Each semester, the Intro to Global Studies course tasks students with a final project that merges international philanthropy with business practices. Students start with one dollar, raise capital, make a product and sell it for a nonprofit organization. This year, Marsh connected the program with Muhammad and the course raised funds for BCAI.
Global Studies Lecturer Abbi-Storm McCann leads the class and said the dedication of her students and BCAI’s team was inspiring.
“It’s really gratifying to see today’s students become passionate about a project. I think it gives the next generation of classes motivation to see the good that this one project can do in the world. It’s not often such a big profit is made, so for that money to really make a difference for the Auburn Girls is incredible,” McCann said. “Sani really took it to the next level by being so transparent with how the funds are being used and even naming the initiative after Auburn. I hope to see a lasting relationship form because of this one class’ work.”
At the end of the project, the Global Studies’ student-run mini-businesses raised $2,700 for BCAI.
BCAI used the donation to fund the training of 40 adolescent girls in Nigeria to make “dignity kits” for menstrual health, which include resources that may not be regularly available in rural communities. The initiative counteracts ‘period poverty,’ increases health benefits and reduces the stigma around menstruation while boosting girls’ self-esteem and allowing them to continue their education. Muhammad named the event “Auburn Girls” in dedication to the Global Studies students who made it possible.
Marsh said she’s thankful for the incredible opportunity to help girls in Africa learn practical skills and improve their quality of life.
“I believe that is what we are all called to do.

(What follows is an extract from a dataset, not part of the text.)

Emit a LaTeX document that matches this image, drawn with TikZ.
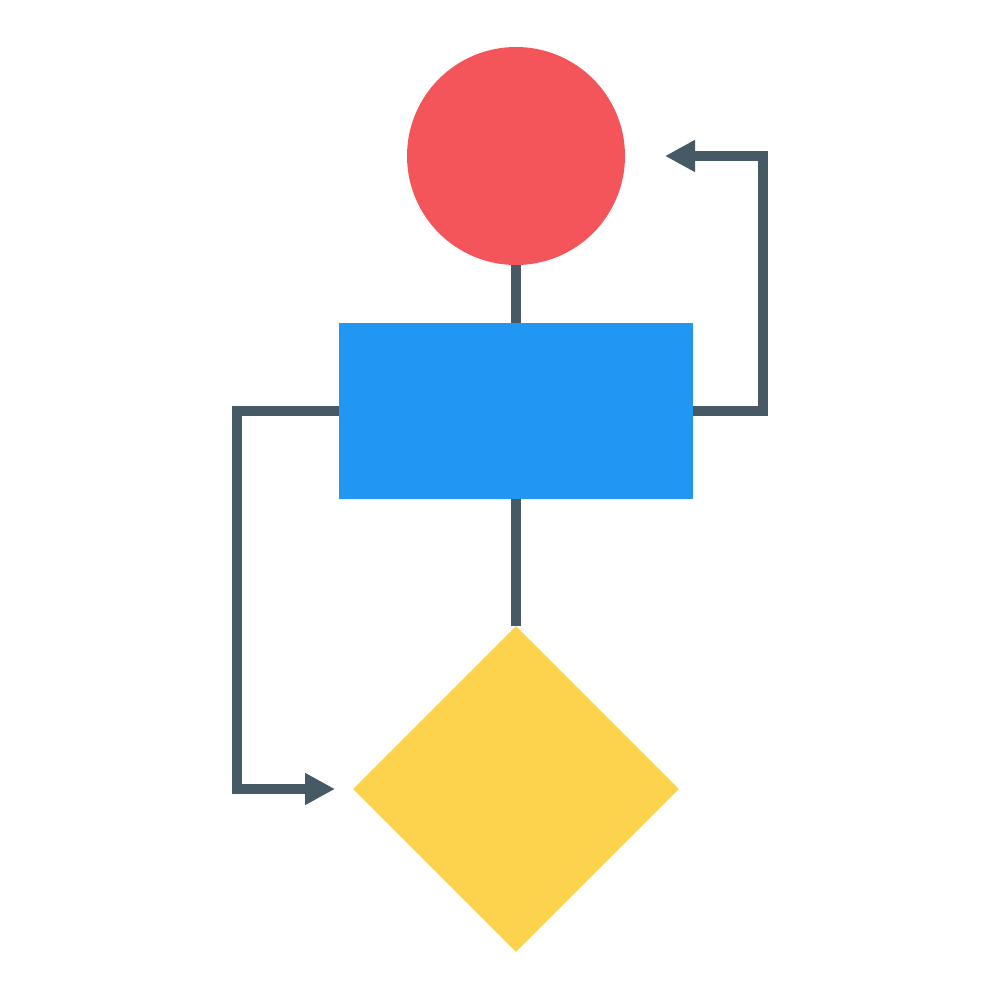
\documentclass[tikz,border=0pt]{standalone}
\usetikzlibrary{shapes.geometric,arrows.meta,backgrounds}
\definecolor{lineC}{HTML}{455A64}
\definecolor{blueC}{HTML}{2196F3}
\definecolor{redC}{HTML}{F4555A}
\definecolor{yellowC}{HTML}{FDD34D}
\tikzset{
  conn/.style={draw=lineC, line width=10pt, line join=miter, line cap=butt},
  arr/.style={conn, -{Triangle[length=30pt,width=30pt]}},
  startnode/.style={circle, fill=redC, draw=none, minimum size=218pt, inner sep=0pt},
  procnode/.style={rectangle, fill=blueC, draw=none, minimum width=354pt, minimum height=176pt, inner sep=0pt},
  decnode/.style={diamond, fill=yellowC, draw=none, minimum width=326pt, minimum height=326pt, inner sep=0pt, aspect=1},
}
\begin{document}
\begin{tikzpicture}[x=1pt,y=-1pt]
\useasboundingbox (0,0) rectangle (1000,1000);
\node[startnode] (circ) at (516,156) {};
\node[procnode] (rect) at (516,411) {};
\node[decnode] (dia) at (516,789) {};
\coordinate (ctip) at (665,156);
\coordinate (rc) at (763,411);
\coordinate (lc) at (237,411);
\coordinate (dtip) at (335,789);
\begin{scope}[on background layer]
\fill[white] (0,0) rectangle (1000,1000);
\draw[conn] (circ.south) -- (rect.north);
\draw[conn] (rect.south) -- (dia.north);
\end{scope}
\draw[arr] (rect.east) -- (rc) |- (ctip);
\draw[arr] (rect.west) -- (lc) |- (dtip);
\end{tikzpicture}
\end{document}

What we have isn’t our own; our circumstances often reflect what we were born into, and it is our responsibility to stay educated and weave our lives into bettering the communities around us,” Marsh said. “I’m so grateful to Auburn University and the Global Studies program that they could see the impact that could be made through Sani’s organization-- one that will have lasting effects on the lives of so many young girls.”